■ **PROBLEM TO SOLVE**
Under this line sits a listing. Repeat exactly and only its lines from the one holding "Rebuild this chart" through the one holding "plt.rcParams['font.family'] = ['Liberation"; skip pictures.

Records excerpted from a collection

◇ ◇ ◇ ◇ ◇ ◇ ◇

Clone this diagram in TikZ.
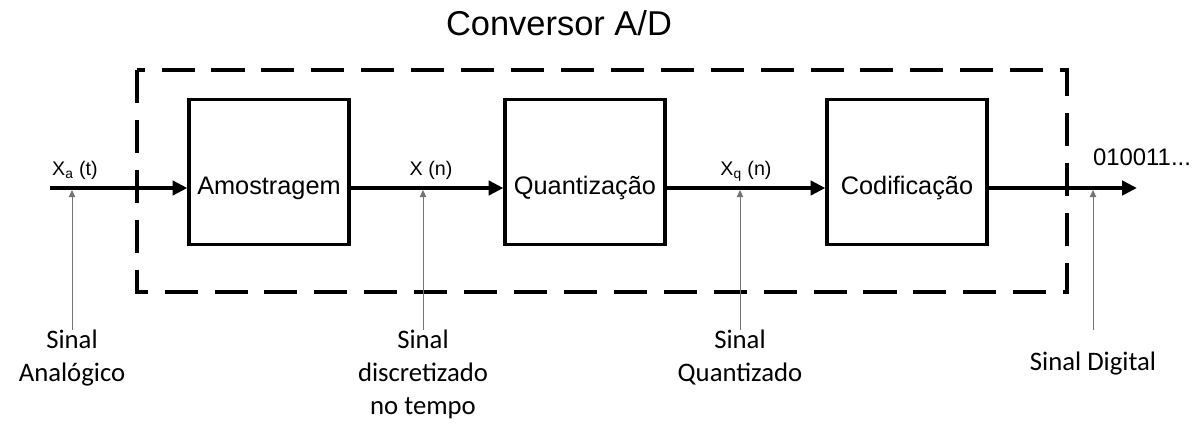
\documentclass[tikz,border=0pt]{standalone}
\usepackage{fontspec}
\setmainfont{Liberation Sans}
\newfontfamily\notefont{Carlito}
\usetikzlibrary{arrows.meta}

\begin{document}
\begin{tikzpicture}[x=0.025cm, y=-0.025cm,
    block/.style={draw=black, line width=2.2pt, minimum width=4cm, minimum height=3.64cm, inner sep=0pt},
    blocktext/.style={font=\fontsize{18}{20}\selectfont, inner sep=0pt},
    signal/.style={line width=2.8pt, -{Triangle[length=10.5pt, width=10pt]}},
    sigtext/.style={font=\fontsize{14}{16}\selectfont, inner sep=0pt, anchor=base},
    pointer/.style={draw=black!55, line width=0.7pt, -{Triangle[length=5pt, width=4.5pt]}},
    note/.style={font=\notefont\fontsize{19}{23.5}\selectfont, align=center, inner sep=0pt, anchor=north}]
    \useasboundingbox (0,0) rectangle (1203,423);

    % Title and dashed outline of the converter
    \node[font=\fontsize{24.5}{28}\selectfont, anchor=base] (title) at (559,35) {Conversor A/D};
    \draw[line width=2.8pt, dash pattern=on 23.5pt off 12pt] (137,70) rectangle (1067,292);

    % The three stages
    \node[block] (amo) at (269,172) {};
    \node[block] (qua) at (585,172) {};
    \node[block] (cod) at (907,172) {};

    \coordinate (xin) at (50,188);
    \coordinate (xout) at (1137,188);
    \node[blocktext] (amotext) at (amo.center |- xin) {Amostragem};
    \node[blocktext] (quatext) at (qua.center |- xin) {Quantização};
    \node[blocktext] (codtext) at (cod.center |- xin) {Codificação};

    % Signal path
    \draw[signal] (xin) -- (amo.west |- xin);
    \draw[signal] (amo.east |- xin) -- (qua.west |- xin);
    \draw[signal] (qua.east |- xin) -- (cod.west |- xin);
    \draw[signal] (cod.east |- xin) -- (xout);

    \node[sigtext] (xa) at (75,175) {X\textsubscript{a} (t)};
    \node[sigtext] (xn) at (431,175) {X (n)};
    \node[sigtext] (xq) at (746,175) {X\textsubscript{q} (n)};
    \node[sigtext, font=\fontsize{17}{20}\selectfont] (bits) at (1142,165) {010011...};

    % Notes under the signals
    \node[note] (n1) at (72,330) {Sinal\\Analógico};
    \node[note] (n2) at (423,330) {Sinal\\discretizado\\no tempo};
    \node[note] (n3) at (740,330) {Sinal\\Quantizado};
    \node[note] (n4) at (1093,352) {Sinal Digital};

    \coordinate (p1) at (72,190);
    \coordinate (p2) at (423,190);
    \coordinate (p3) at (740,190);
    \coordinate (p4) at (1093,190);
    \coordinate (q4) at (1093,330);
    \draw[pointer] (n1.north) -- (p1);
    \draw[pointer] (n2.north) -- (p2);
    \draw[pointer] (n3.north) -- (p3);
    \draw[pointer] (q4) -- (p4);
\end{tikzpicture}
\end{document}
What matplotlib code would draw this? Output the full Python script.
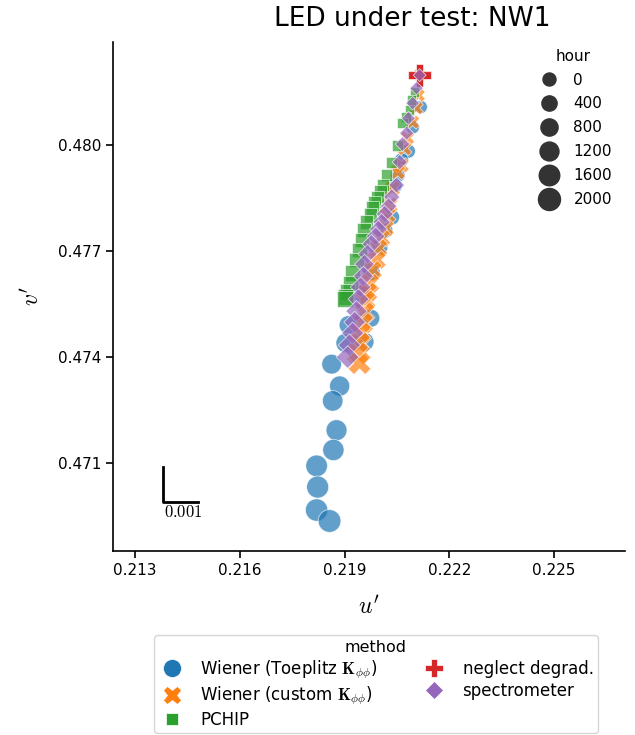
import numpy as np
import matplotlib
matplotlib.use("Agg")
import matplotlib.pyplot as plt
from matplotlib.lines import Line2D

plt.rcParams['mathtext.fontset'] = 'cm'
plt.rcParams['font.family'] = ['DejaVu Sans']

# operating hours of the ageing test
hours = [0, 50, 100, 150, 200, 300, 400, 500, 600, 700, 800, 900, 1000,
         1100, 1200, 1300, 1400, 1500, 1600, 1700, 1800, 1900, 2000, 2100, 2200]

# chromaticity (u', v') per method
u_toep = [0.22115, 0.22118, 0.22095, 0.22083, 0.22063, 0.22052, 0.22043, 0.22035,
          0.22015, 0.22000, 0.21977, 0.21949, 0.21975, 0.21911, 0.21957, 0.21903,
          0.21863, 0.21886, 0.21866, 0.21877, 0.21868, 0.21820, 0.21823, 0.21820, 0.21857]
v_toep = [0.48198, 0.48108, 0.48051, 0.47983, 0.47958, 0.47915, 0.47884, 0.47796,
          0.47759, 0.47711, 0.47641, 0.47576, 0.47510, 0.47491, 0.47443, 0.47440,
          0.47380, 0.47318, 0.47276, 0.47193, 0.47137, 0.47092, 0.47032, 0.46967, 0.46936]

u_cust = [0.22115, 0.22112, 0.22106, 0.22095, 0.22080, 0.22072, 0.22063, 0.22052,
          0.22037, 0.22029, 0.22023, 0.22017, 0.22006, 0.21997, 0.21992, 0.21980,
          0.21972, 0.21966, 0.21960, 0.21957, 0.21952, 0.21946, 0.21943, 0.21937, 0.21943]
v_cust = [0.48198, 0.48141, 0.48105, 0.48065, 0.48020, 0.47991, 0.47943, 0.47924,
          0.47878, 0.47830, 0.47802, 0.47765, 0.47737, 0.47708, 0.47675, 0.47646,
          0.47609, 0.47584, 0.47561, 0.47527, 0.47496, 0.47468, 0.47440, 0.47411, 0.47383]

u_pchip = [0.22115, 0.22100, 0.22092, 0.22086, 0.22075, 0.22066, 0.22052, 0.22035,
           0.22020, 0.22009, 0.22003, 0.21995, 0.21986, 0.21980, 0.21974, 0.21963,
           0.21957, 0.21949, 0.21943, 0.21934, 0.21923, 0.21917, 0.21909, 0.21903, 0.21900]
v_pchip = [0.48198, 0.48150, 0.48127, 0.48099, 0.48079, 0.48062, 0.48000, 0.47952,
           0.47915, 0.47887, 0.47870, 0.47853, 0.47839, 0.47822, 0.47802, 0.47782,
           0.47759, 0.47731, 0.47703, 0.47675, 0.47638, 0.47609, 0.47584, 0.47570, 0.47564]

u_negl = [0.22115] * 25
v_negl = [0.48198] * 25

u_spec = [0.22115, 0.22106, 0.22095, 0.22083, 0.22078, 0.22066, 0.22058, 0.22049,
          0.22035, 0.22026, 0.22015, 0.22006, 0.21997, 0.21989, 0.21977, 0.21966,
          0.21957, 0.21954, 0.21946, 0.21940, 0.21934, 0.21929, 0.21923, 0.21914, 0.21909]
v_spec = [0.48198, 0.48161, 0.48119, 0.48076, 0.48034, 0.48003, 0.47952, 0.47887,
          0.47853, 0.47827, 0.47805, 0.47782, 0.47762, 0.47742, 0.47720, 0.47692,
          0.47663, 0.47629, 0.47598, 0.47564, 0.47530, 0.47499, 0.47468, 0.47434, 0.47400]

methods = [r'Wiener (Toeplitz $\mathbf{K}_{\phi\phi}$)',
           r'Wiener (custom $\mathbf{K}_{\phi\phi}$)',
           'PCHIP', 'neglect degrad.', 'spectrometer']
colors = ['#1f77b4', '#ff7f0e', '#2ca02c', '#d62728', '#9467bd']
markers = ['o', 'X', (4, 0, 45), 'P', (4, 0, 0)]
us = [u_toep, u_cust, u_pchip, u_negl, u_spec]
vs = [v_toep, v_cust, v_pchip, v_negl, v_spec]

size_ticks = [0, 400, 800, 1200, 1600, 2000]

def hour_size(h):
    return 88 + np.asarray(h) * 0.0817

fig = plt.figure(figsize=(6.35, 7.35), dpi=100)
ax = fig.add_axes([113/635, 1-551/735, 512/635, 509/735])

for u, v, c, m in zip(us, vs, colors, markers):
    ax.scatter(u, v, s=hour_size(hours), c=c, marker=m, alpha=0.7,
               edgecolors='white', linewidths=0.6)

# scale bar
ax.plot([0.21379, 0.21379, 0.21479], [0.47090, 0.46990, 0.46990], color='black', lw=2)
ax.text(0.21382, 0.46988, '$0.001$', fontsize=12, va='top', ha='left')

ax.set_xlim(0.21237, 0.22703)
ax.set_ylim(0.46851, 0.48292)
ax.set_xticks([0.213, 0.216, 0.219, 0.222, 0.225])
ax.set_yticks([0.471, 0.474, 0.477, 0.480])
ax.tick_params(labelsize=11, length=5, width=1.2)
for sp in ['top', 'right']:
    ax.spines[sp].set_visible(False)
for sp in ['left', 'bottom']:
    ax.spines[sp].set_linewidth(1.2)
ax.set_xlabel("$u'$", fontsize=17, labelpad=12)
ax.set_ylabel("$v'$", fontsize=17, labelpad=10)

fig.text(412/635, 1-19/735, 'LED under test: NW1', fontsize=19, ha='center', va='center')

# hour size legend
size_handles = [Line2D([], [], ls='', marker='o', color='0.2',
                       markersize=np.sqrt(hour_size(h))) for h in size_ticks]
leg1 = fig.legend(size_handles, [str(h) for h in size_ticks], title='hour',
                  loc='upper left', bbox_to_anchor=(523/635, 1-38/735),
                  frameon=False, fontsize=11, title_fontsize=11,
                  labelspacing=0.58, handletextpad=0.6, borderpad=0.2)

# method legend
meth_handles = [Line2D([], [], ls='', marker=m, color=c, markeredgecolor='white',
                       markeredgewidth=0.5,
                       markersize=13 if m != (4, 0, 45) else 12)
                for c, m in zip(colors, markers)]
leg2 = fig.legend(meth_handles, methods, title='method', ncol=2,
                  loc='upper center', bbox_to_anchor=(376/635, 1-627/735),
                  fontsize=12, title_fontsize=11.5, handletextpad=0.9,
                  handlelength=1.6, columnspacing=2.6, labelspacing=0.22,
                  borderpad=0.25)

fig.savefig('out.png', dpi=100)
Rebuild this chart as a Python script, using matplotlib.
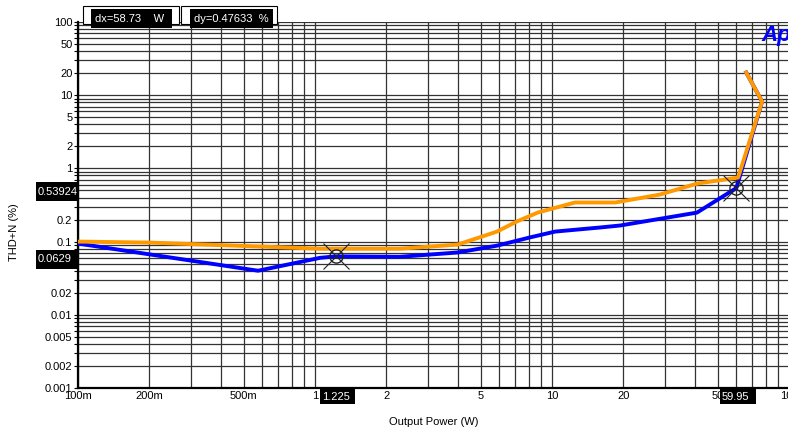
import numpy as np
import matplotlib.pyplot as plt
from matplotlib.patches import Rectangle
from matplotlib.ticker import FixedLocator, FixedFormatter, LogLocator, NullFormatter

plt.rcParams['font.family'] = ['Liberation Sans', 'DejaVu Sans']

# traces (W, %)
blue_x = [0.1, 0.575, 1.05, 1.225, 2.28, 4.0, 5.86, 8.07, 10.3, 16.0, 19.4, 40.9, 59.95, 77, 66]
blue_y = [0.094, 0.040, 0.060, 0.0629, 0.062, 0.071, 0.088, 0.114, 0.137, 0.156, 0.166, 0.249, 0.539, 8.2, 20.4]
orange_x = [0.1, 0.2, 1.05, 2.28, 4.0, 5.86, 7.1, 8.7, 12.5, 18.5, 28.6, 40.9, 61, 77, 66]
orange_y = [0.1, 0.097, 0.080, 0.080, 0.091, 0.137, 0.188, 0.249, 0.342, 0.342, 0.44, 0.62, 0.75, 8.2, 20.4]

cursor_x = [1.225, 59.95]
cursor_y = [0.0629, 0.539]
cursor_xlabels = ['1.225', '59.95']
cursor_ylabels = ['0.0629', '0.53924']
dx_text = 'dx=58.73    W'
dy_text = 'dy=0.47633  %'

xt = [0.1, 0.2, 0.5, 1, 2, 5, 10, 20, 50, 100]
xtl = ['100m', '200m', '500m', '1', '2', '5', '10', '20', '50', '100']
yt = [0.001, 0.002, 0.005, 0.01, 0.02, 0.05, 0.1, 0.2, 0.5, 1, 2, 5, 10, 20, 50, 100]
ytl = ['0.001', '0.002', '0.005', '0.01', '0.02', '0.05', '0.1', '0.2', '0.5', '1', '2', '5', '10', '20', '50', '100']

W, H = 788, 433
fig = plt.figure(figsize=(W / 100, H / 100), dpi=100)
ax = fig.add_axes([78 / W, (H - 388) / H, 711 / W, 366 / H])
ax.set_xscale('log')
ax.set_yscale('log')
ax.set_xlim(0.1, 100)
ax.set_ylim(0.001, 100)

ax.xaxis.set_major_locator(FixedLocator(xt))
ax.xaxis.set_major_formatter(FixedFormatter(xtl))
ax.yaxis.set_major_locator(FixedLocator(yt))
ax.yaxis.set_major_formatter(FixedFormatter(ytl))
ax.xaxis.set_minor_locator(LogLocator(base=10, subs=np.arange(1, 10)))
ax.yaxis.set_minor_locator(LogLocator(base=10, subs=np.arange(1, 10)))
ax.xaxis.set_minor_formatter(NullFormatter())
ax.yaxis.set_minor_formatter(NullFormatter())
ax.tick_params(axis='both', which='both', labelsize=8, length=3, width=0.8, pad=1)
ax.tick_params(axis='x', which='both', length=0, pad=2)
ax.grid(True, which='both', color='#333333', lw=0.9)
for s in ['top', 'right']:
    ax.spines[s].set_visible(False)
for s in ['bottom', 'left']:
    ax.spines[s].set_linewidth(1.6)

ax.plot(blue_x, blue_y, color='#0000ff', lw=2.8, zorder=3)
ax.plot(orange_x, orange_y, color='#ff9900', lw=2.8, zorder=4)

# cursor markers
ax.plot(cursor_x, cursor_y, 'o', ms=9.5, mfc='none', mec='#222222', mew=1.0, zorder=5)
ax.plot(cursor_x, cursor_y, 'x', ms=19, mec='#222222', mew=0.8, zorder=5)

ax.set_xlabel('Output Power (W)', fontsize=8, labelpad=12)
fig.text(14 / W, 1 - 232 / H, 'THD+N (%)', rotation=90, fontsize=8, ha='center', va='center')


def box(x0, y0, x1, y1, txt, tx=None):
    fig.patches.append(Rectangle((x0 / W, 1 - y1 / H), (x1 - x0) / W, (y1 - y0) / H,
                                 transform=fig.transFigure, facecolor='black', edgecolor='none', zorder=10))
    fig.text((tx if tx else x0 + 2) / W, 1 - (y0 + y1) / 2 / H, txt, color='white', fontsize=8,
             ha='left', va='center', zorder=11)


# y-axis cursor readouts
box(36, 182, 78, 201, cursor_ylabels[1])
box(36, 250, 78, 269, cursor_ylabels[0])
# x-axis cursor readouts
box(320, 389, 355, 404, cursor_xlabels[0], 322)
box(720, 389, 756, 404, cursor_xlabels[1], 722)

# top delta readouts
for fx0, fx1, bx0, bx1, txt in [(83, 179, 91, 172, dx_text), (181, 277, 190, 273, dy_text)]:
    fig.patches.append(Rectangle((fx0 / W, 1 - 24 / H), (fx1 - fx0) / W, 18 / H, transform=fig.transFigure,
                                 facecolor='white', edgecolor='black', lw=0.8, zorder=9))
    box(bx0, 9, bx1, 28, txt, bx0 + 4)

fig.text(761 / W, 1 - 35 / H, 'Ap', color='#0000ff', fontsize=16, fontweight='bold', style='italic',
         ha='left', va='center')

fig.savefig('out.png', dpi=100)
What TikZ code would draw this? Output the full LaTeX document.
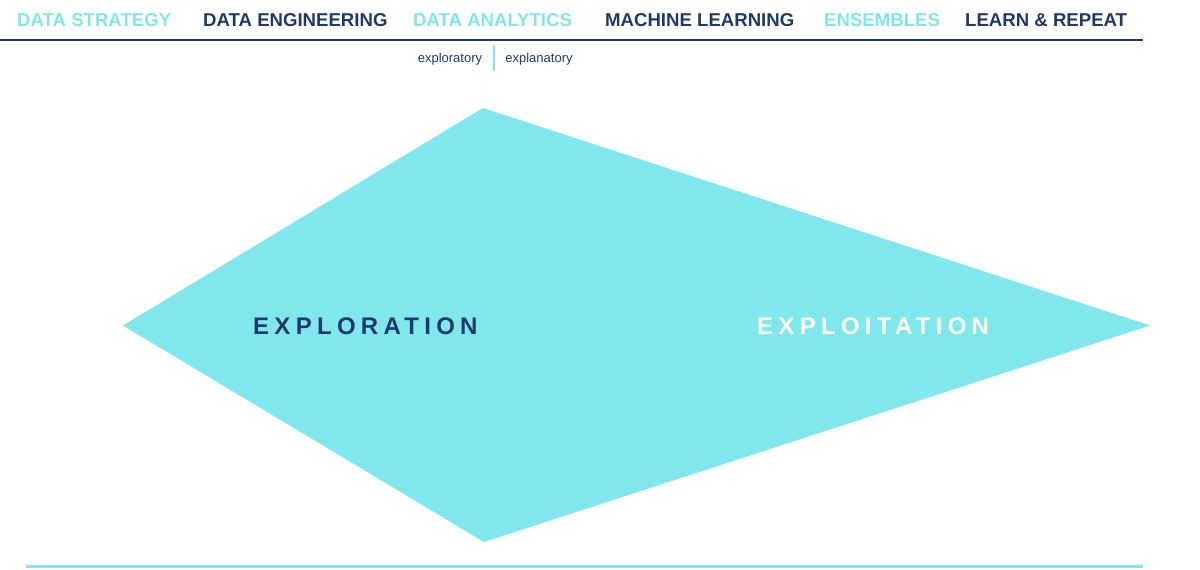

◇ ◇ ◇ ◇ ◇ ◇ ◇

■ **IN RESPONSE**
Rebuild this chart as a Python script, using matplotlib.
import numpy as np
import matplotlib.pyplot as plt
from matplotlib.patches import Rectangle
from matplotlib.ticker import FixedLocator, FixedFormatter, LogLocator, NullFormatter

plt.rcParams['font.family'] = ['Liberation Sans', 'DejaVu Sans']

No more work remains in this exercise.